* Begin *

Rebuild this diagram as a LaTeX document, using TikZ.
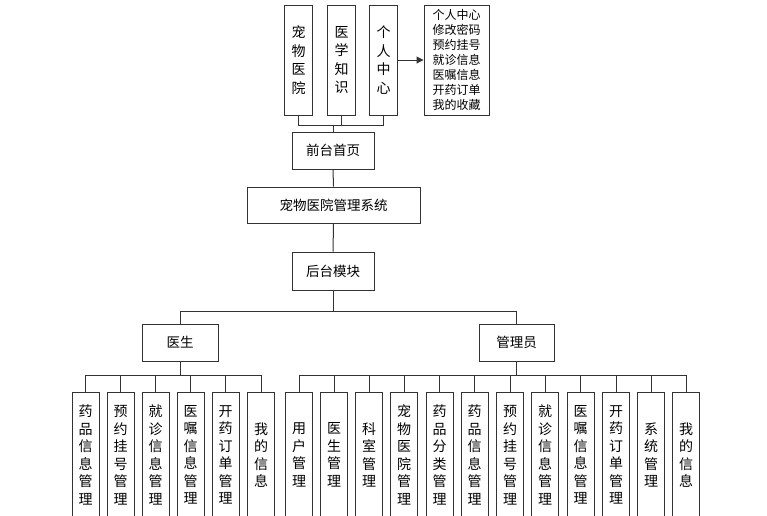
\documentclass[tikz,border=0pt]{standalone}
\usepackage{fontspec}
\newfontfamily\cjk{Noto Sans CJK SC}
\usetikzlibrary{arrows.meta}
\tikzset{
  x=1pt, y=-1pt,
  ln/.style={draw=black!80, line width=1pt},
  hbox/.style={draw=black!80, line width=1pt, fill=white, inner sep=0pt,
    font=\cjk\fontsize{13.5}{17}\selectfont},
  vtop/.style={draw=black!80, line width=1pt, fill=white, inner sep=0pt,
    minimum width=28pt, minimum height=110pt, align=center,
    font=\cjk\fontsize{14}{18.5}\selectfont},
  vbot/.style={draw=black!80, line width=1pt, fill=white, inner sep=0pt,
    minimum width=27pt, minimum height=126pt, align=center,
    font=\cjk\fontsize{14}{17.5}\selectfont},
  listbox/.style={draw=black!80, line width=1pt, fill=white, inner sep=0pt,
    minimum width=65pt, minimum height=110pt, align=left,
    font=\cjk\fontsize{12}{15}\selectfont},
}
\begin{document}
\begin{tikzpicture}
\useasboundingbox (0,0) rectangle (767,515);
\clip (0,0) rectangle (767,515);
\fill[white] (0,0) rectangle (767,515);

% top row
\node[vtop] (t1) at (298.5,60) {宠\\物\\医\\院};
\node[vtop] (t2) at (341.5,60) {医\\学\\知\\识};
\node[vtop] (t3) at (383.5,60) {个\\人\\中\\心};
\node[listbox] (lst) at (456.5,60) {个人中心\\修改密码\\预约挂号\\就诊信息\\医嘱信息\\开药订单\\我的收藏};
\draw[ln, -{Triangle[length=7pt,width=7pt]}] (t3.east) -- (lst.west);

\node[hbox, minimum width=82pt, minimum height=37pt] (front) at (333,150.5) {前台首页};
\node[hbox, minimum width=173pt, minimum height=36pt] (sys) at (333.5,205) {宠物医院管理系统};
\node[hbox, minimum width=82pt, minimum height=38pt] (back) at (333,271) {后台模块};

\coordinate (jtop) at (333,125);
\draw[ln] (t1.south) |- (t3.south |- jtop) -- (t3.south);
\draw[ln] (t2.south) -- (t2.south |- jtop);
\draw[ln] (jtop) -- (front.north);
\draw[ln] (front.south) -- (sys.north);
\draw[ln] (sys.south) -- (back.north);

\node[hbox, minimum width=76pt, minimum height=37pt] (doc) at (180,342.5) {医生};
\node[hbox, minimum width=75pt, minimum height=37pt] (adm) at (516.5,342.5) {管理员};

\coordinate (jmid) at (333,311);
\draw[ln] (back.south) -- (jmid);
\draw[ln] (doc.north) |- (adm.north |- jmid) -- (adm.north);

% doctor children
\foreach \i/\x/\t in {1/85.5/药\\品\\信\\息\\管\\理, 2/120.5/预\\约\\挂\\号\\管\\理, 3/155.5/就\\诊\\信\\息\\管\\理, 4/190.5/医\\嘱\\信\\息\\管\\理, 5/225.5/开\\药\\订\\单\\管\\理, 6/261/我\\的\\信\\息}
  \node[vbot] (d\i) at (\x,455) {\t};
\coordinate (jd) at (180,375);
\draw[ln] (doc.south) -- (jd);
\draw[ln] (d1.north) |- (d6.north |- jd) -- (d6.north);
\foreach \i in {2,...,5} \draw[ln] (d\i.north) -- (d\i.north |- jd);

% admin children
\foreach \i/\x/\t in {1/299/用\\户\\管\\理, 2/334/医\\生\\管\\理, 3/369/科\\室\\管\\理, 4/404/宠\\物\\医\\院\\管\\理, 5/439.5/药\\品\\分\\类\\管\\理, 6/474.5/药\\品\\信\\息\\管\\理, 7/510/预\\约\\挂\\号\\管\\理, 8/545/就\\诊\\信\\息\\管\\理, 9/580.5/医\\嘱\\信\\息\\管\\理, 10/616/开\\药\\订\\单\\管\\理, 11/651/系\\统\\管\\理, 12/686/我\\的\\信\\息}
  \node[vbot] (a\i) at (\x,455) {\t};
\coordinate (ja) at (516.5,375);
\draw[ln] (adm.south) -- (ja);
\draw[ln] (a1.north) |- (a12.north |- ja) -- (a12.north);
\foreach \i in {2,...,11} \draw[ln] (a\i.north) -- (a\i.north |- ja);
\end{tikzpicture}
\end{document}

* End *

*TASK TO COMPLETE*:
Output the data above without changes, apart from leaving out the pictures.

*EXERCISE ANSWER*:
Rebuild this diagram as a LaTeX document, using TikZ.
\documentclass[tikz,border=0pt]{standalone}
\usepackage{fontspec}
\newfontfamily\cjk{Noto Sans CJK SC}
\usetikzlibrary{arrows.meta}
\tikzset{
  x=1pt, y=-1pt,
  ln/.style={draw=black!80, line width=1pt},
  hbox/.style={draw=black!80, line width=1pt, fill=white, inner sep=0pt,
    font=\cjk\fontsize{13.5}{17}\selectfont},
  vtop/.style={draw=black!80, line width=1pt, fill=white, inner sep=0pt,
    minimum width=28pt, minimum height=110pt, align=center,
    font=\cjk\fontsize{14}{18.5}\selectfont},
  vbot/.style={draw=black!80, line width=1pt, fill=white, inner sep=0pt,
    minimum width=27pt, minimum height=126pt, align=center,
    font=\cjk\fontsize{14}{17.5}\selectfont},
  listbox/.style={draw=black!80, line width=1pt, fill=white, inner sep=0pt,
    minimum width=65pt, minimum height=110pt, align=left,
    font=\cjk\fontsize{12}{15}\selectfont},
}
\begin{document}
\begin{tikzpicture}
\useasboundingbox (0,0) rectangle (767,515);
\clip (0,0) rectangle (767,515);
\fill[white] (0,0) rectangle (767,515);

% top row
\node[vtop] (t1) at (298.5,60) {宠\\物\\医\\院};
\node[vtop] (t2) at (341.5,60) {医\\学\\知\\识};
\node[vtop] (t3) at (383.5,60) {个\\人\\中\\心};
\node[listbox] (lst) at (456.5,60) {个人中心\\修改密码\\预约挂号\\就诊信息\\医嘱信息\\开药订单\\我的收藏};
\draw[ln, -{Triangle[length=7pt,width=7pt]}] (t3.east) -- (lst.west);

\node[hbox, minimum width=82pt, minimum height=37pt] (front) at (333,150.5) {前台首页};
\node[hbox, minimum width=173pt, minimum height=36pt] (sys) at (333.5,205) {宠物医院管理系统};
\node[hbox, minimum width=82pt, minimum height=38pt] (back) at (333,271) {后台模块};

\coordinate (jtop) at (333,125);
\draw[ln] (t1.south) |- (t3.south |- jtop) -- (t3.south);
\draw[ln] (t2.south) -- (t2.south |- jtop);
\draw[ln] (jtop) -- (front.north);
\draw[ln] (front.south) -- (sys.north);
\draw[ln] (sys.south) -- (back.north);

\node[hbox, minimum width=76pt, minimum height=37pt] (doc) at (180,342.5) {医生};
\node[hbox, minimum width=75pt, minimum height=37pt] (adm) at (516.5,342.5) {管理员};

\coordinate (jmid) at (333,311);
\draw[ln] (back.south) -- (jmid);
\draw[ln] (doc.north) |- (adm.north |- jmid) -- (adm.north);

% doctor children
\foreach \i/\x/\t in {1/85.5/药\\品\\信\\息\\管\\理, 2/120.5/预\\约\\挂\\号\\管\\理, 3/155.5/就\\诊\\信\\息\\管\\理, 4/190.5/医\\嘱\\信\\息\\管\\理, 5/225.5/开\\药\\订\\单\\管\\理, 6/261/我\\的\\信\\息}
  \node[vbot] (d\i) at (\x,455) {\t};
\coordinate (jd) at (180,375);
\draw[ln] (doc.south) -- (jd);
\draw[ln] (d1.north) |- (d6.north |- jd) -- (d6.north);
\foreach \i in {2,...,5} \draw[ln] (d\i.north) -- (d\i.north |- jd);

% admin children
\foreach \i/\x/\t in {1/299/用\\户\\管\\理, 2/334/医\\生\\管\\理, 3/369/科\\室\\管\\理, 4/404/宠\\物\\医\\院\\管\\理, 5/439.5/药\\品\\分\\类\\管\\理, 6/474.5/药\\品\\信\\息\\管\\理, 7/510/预\\约\\挂\\号\\管\\理, 8/545/就\\诊\\信\\息\\管\\理, 9/580.5/医\\嘱\\信\\息\\管\\理, 10/616/开\\药\\订\\单\\管\\理, 11/651/系\\统\\管\\理, 12/686/我\\的\\信\\息}
  \node[vbot] (a\i) at (\x,455) {\t};
\coordinate (ja) at (516.5,375);
\draw[ln] (adm.south) -- (ja);
\draw[ln] (a1.north) |- (a12.north |- ja) -- (a12.north);
\foreach \i in {2,...,11} \draw[ln] (a\i.north) -- (a\i.north |- ja);
\end{tikzpicture}
\end{document}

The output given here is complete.